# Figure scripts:
** BEGIN **

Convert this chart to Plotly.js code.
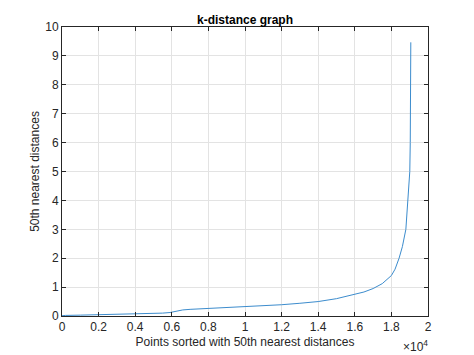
<!DOCTYPE html>
<html>
<head>
<meta charset="utf-8">
<script src="https://cdn.plot.ly/plotly-3.0.1.min.js"></script>
<style>html,body{margin:0;padding:0;background:#fff;}#chart{width:474px;height:355px;}</style>
</head>
<body>
<div id="chart"></div>
<script>
// Sorted point index and 50th-nearest-neighbour distance
const pointIndex = [0, 200, 1000, 2000, 3000, 4000, 5000, 5500, 5900, 6200, 6600, 7000, 8000, 9000, 10000, 11000, 12000, 13000, 14000, 15000, 16000, 16500, 17000, 17500, 18000, 18200, 18420, 18600, 18790, 18910, 18960, 19005, 19030, 19050, 19060];
const kDistance = [0.01, 0.02, 0.03, 0.04, 0.05, 0.07, 0.09, 0.10, 0.12, 0.16, 0.21, 0.23, 0.26, 0.29, 0.32, 0.35, 0.39, 0.44, 0.50, 0.60, 0.74, 0.83, 0.95, 1.12, 1.40, 1.62, 2.00, 2.40, 3.00, 4.00, 4.55, 5.00, 6.00, 8.00, 9.47];

const xTickVals = [0, 2000, 4000, 6000, 8000, 10000, 12000, 14000, 16000, 18000, 20000];
const xTickText = ['0', '0.2', '0.4', '0.6', '0.8', '1', '1.2', '1.4', '1.6', '1.8', '2'];
const yTickVals = [0, 1, 2, 3, 4, 5, 6, 7, 8, 9, 10];

const fontFam = 'Liberation Sans, Arial, sans-serif';
const axisCol = '#262626';

const trace = {
  x: pointIndex,
  y: kDistance,
  type: 'scatter',
  mode: 'lines',
  line: {color: 'rgb(60,140,205)', width: 1},
  hoverinfo: 'skip'
};

const layout = {
  width: 474,
  height: 355,
  margin: {l: 62, r: 46, t: 27, b: 39},
  paper_bgcolor: '#fff',
  plot_bgcolor: '#fff',
  showlegend: false,
  title: {
    text: '<b>k-distance graph</b>',
    font: {family: fontFam, size: 12, color: '#000'},
    x: 0.5, xref: 'paper', xanchor: 'center',
    y: 1, yref: 'paper', yanchor: 'bottom', pad: {b: 3}
  },
  xaxis: {
    range: [0, 20000],
    tickvals: xTickVals,
    ticktext: xTickText,
    ticks: 'inside', ticklen: 4, tickcolor: axisCol, tickwidth: 1,
    showline: true, linecolor: axisCol, linewidth: 1, mirror: 'ticks',
    showgrid: true, gridcolor: '#e3e3e3', gridwidth: 1,
    zeroline: false,
    tickfont: {family: fontFam, size: 12, color: axisCol},
    title: {text: 'Points sorted with 50th nearest distances', font: {family: fontFam, size: 12, color: axisCol}, standoff: 4}
  },
  yaxis: {
    range: [0, 10],
    tickvals: yTickVals,
    ticks: 'inside', ticklen: 4, tickcolor: axisCol, tickwidth: 1,
    showline: true, linecolor: axisCol, linewidth: 1, mirror: 'ticks',
    showgrid: true, gridcolor: '#e3e3e3', gridwidth: 1,
    zeroline: false,
    tickfont: {family: fontFam, size: 12, color: axisCol},
    title: {text: '50th nearest distances', font: {family: fontFam, size: 12, color: axisCol}, standoff: 3}
  },
  annotations: [{
    text: '×10<sup>4</sup>',
    xref: 'paper', yref: 'paper', x: 1, y: 0,
    xanchor: 'right', yanchor: 'top', yshift: -20, xshift: 2,
    showarrow: false,
    font: {family: fontFam, size: 12, color: axisCol}
  }]
};

Plotly.newPlot('chart', [trace], layout, {displayModeBar: false, staticPlot: true});
</script>
</body>
</html>
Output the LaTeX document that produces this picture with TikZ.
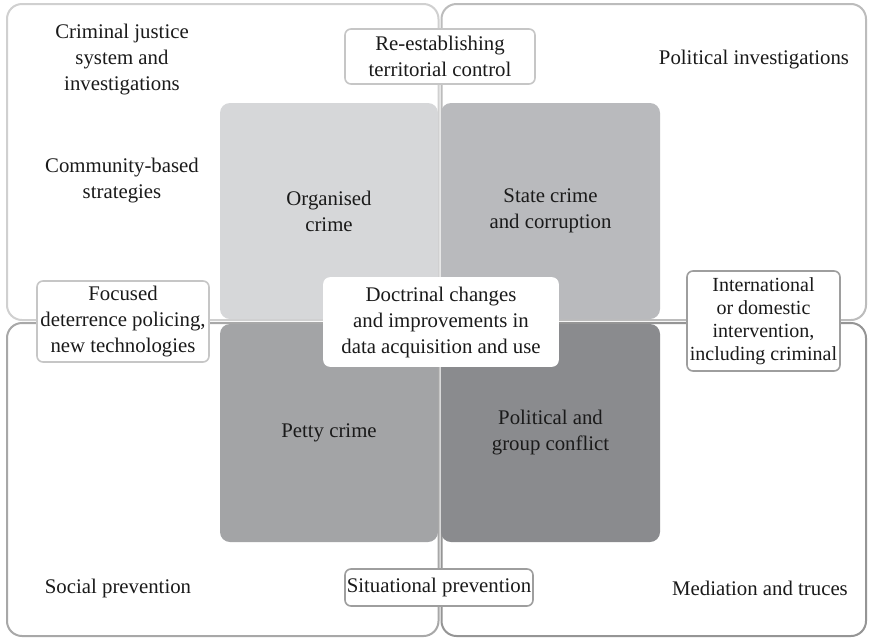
\documentclass[tikz,border=0pt]{standalone}
\usepackage{fontspec}
\setmainfont{Liberation Serif}
\definecolor{oTL}{HTML}{D0D0D0}
\definecolor{oTR}{HTML}{BCBCBC}
\definecolor{oBL}{HTML}{A8A8A8}
\definecolor{oBR}{HTML}{959595}
\definecolor{fOrg}{HTML}{D6D7D9}
\definecolor{fState}{HTML}{B9BABD}
\definecolor{fPetty}{HTML}{A3A4A6}
\definecolor{fPol}{HTML}{8A8B8E}
\definecolor{bLight}{HTML}{C6C6C6}
\definecolor{bDark}{HTML}{9E9E9E}
\definecolor{txt}{HTML}{1A1A1A}
\begin{document}
\begin{tikzpicture}[x=1pt,y=-1pt,
  quad/.style={line width=2pt, rounded corners=15pt},
  txtstyle/.style={align=center, text=txt, inner sep=0pt, font=\fontsize{20.8}{26}\selectfont},
  crimebox/.style 2 args={txtstyle, rectangle, rounded corners=10pt, minimum width=#1, minimum height=#2},
  lblbox/.style 2 args={txtstyle, rectangle, fill=white, rounded corners=6pt, line width=1.6pt, minimum width=#1, minimum height=#2}
]
\fill[white] (0,0) rectangle (870,638);
\useasboundingbox (0,0) rectangle (870,638);

% quadrant outlines
\draw[quad, oTL] (7,4) rectangle (438.5,320);
\draw[quad, oTR] (441.5,4) rectangle (866,320);
\draw[quad, oBL] (7,323) rectangle (438.5,636);
\draw[quad, oBR] (441.5,323) rectangle (866,636);

% crime boxes
\node[crimebox={218pt}{216pt}, fill=fOrg] (org) at (329,211) {Organised\\crime};
\node[crimebox={219pt}{216pt}, fill=fState] (state) at (550.5,211) {State crime\\and corruption};
\node[crimebox={218pt}{218pt}, fill=fPetty] (petty) at (329,433) {Petty crime};
\node[crimebox={219pt}{218pt}, fill=fPol] (pol) at (550.5,433) {Political and\\group conflict};

% label boxes
\node[lblbox={190pt}{55pt}, draw=bLight] (reest) at (440,56.5) {Re-establishing\\territorial control};
\node[lblbox={172pt}{81pt}, draw=bLight] (focus) at (123,321.5) {Focused\\deterrence policing,\\new technologies};
\node[lblbox={234pt}{88pt}, draw=white] (doct) at (441,322) {Doctrinal changes\\and improvements in\\data acquisition and use};
\node[lblbox={153pt}{100pt}, draw=bDark, font=\fontsize{20}{23}\selectfont] (intl) at (763.5,321) {International\\or domestic\\intervention,\\including criminal};
\node[lblbox={188pt}{37pt}, draw=bDark] (situ) at (439,587.5) {Situational prevention};

% free texts
\node[txtstyle] (crim) at (122,60) {Criminal justice\\system and\\investigations};
\node[txtstyle] (comm) at (122,181) {Community-based\\strategies};
\node[txtstyle] (polinv) at (754,60) {Political investigations};
\node[txtstyle] (social) at (118,588) {Social prevention};
\node[txtstyle] (medi) at (760,588) {Mediation and truces};
\end{tikzpicture}
\end{document}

** END **

# Aim of the exercise:
State how many lines above include the word "chart", and nothing more.

# Answer for the task:
4